Bikes have the added advantage of not needing to be fed or watered, particularly important in the arid interior. A cyclist uses less water per km than a traveller on foot, much less than horses or camels.
Bicycles remained in common use in the outback for decades after motor vehicles arrived. Up to the 30’s distances of 200km in a day were not uncommon for fit travellers and workers, including prospectors, rabbit proof fence and pipeline inspectors, cycle ambulance services and kangaroo shooters. Shearers and and the clergy both tended far flung flocks on two wheels.
How many bicycles?
From 1895 to 1900 around 100,000 bicycles were sold inVictoria, which was thought to be the most in Australia. However this, in part was due to the large population, 1,200,000 in Victoria, compared to 190,000 in WA (source - ABS). The per capita ownership of bicycles was highest in Western Australia, and Coolgardie in the Goldfields is estimated to have trumped every other place in Australia for bicycle ownership. In the 1890s roadster bicycles, the most common used in the bush, retailed for £25 to £35, (roughly $3000 today) but by 1900 it was possible to buy new bicycles under £5 (roughly $500 today)
How much did bikes weigh?
One (of many!) amazing facts about bikes at this time is that common weights were under 11.8 Kg with a range of 10.2 to 12.2 Kg. This compares well with the weight of modern steel “fixies” All early bikes (pre 1900s) were fixies – and brakes were not widely used. Freewheels were adopted after about 1900, but rod and calliper brakes did not become common until around the 1920s.

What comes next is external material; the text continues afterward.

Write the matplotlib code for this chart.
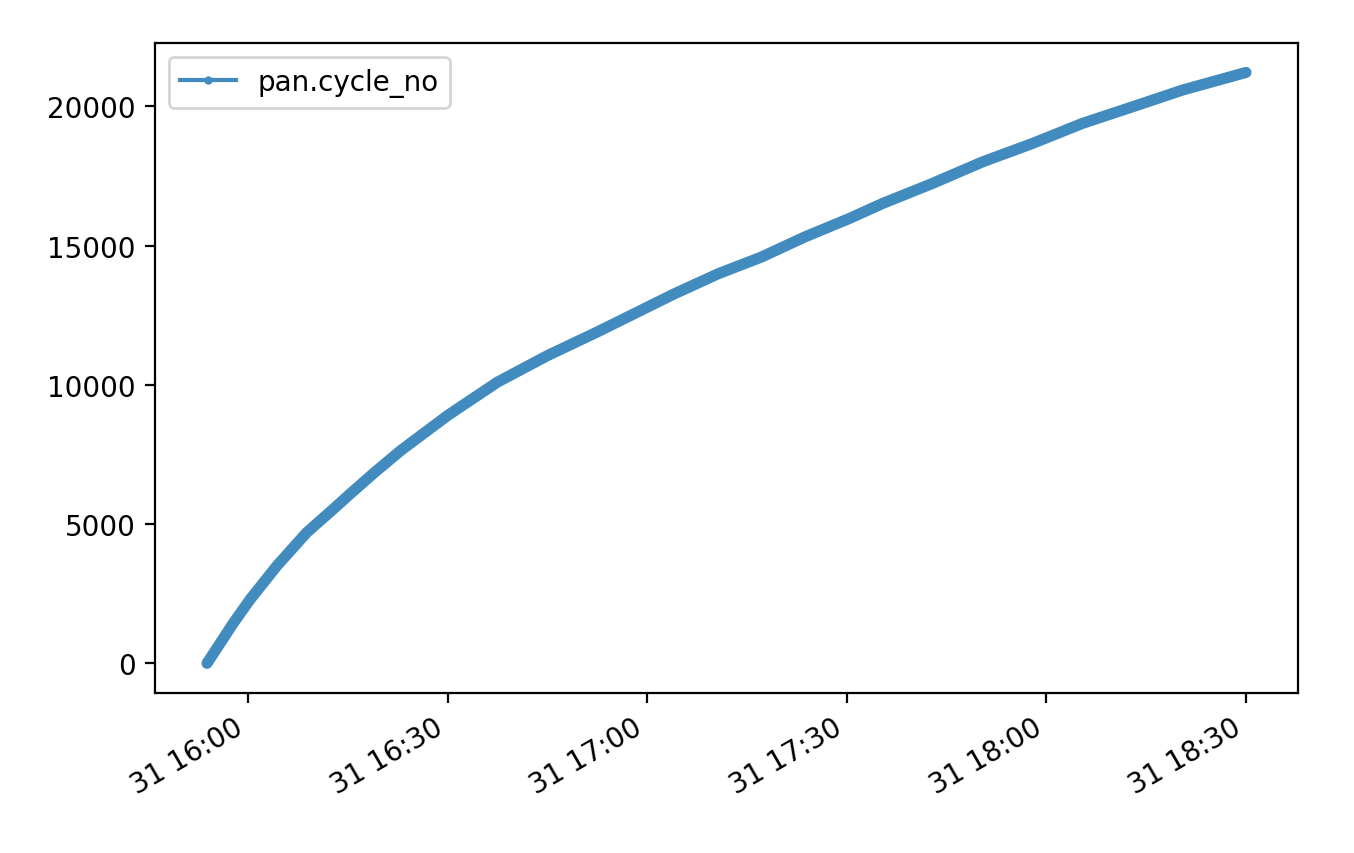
import matplotlib.pyplot as plt
import matplotlib.dates as mdates
from matplotlib.lines import Line2D
import pandas as pd

# Werte (Zeit, Zyklusnummer)
times = ["15:53:50", "15:57:50", "16:00:20", "16:04:20", "16:08:50", "16:12:55",
         "16:15:25", "16:19:00", "16:23:00", "16:30:00", "16:37:30", "16:45:00",
         "16:52:30", "16:58:35", "17:04:05", "17:10:40", "17:17:10", "17:23:40",
         "17:30:20", "17:35:20", "17:42:50", "17:50:25", "17:57:55", "18:05:25",
         "18:13:00", "18:20:30", "18:30:00"]
cycle_no = [0, 1460, 2300, 3500, 4700, 5560,
            6100, 6850, 7650, 8900, 10100, 11050,
            11900, 12620, 13270, 13990, 14590, 15310,
            15970, 16510, 17230, 18010, 18670, 19390,
            19990, 20590, 21220]

line_color = "#418bbf"


def make_plot():
    plt.switch_backend("Agg")
    x = pd.to_datetime(["2023-01-31 " + t for t in times])

    fig = plt.figure(figsize=(6.77, 4.27), dpi=200)
    ax = fig.add_axes([0.1145, 0.1875, 0.8441, 0.7611])
    ax.plot(x, cycle_no, "-", color=line_color, lw=4.0,
            solid_capstyle="round", solid_joinstyle="round")

    ax.xaxis.set_major_locator(mdates.MinuteLocator(byminute=[0, 30]))
    ax.xaxis.set_major_formatter(mdates.DateFormatter("%d %H:%M"))
    for lbl in ax.get_xticklabels():
        lbl.set_rotation(30)
        lbl.set_ha("right")

    handle = Line2D([], [], color=line_color, lw=1.5, marker=".", markersize=4)
    ax.legend([handle], ["pan.cycle_no"], loc="upper left")

    fig.savefig("out.png", dpi=200)
    plt.close(fig)


if __name__ == "__main__":
    make_plot()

Reliability and distances travelled
Even more remarkable is the craftsmanship used on many old bikes. They were used as daily transport in the bush in dirt and on corrugations, and they had to be reliable. It has been estimated (by Jim Fitzpatrick) that some bikes did more than 160,000 kms and were used daily on average for over 20 years.
Bikes proved to be more reliable and faster than horses and camels in situations where large loads did not need to be carried. As well as speed – for any distance over 3km a cyclist is faster than a horse and the greater the distance the bigger the margin. Bicycles were extensively used throughout Australia right up to the 1930s, but nowhere more routinely than the Western Australian Goldfields, an area of more than 770,000 square Kms.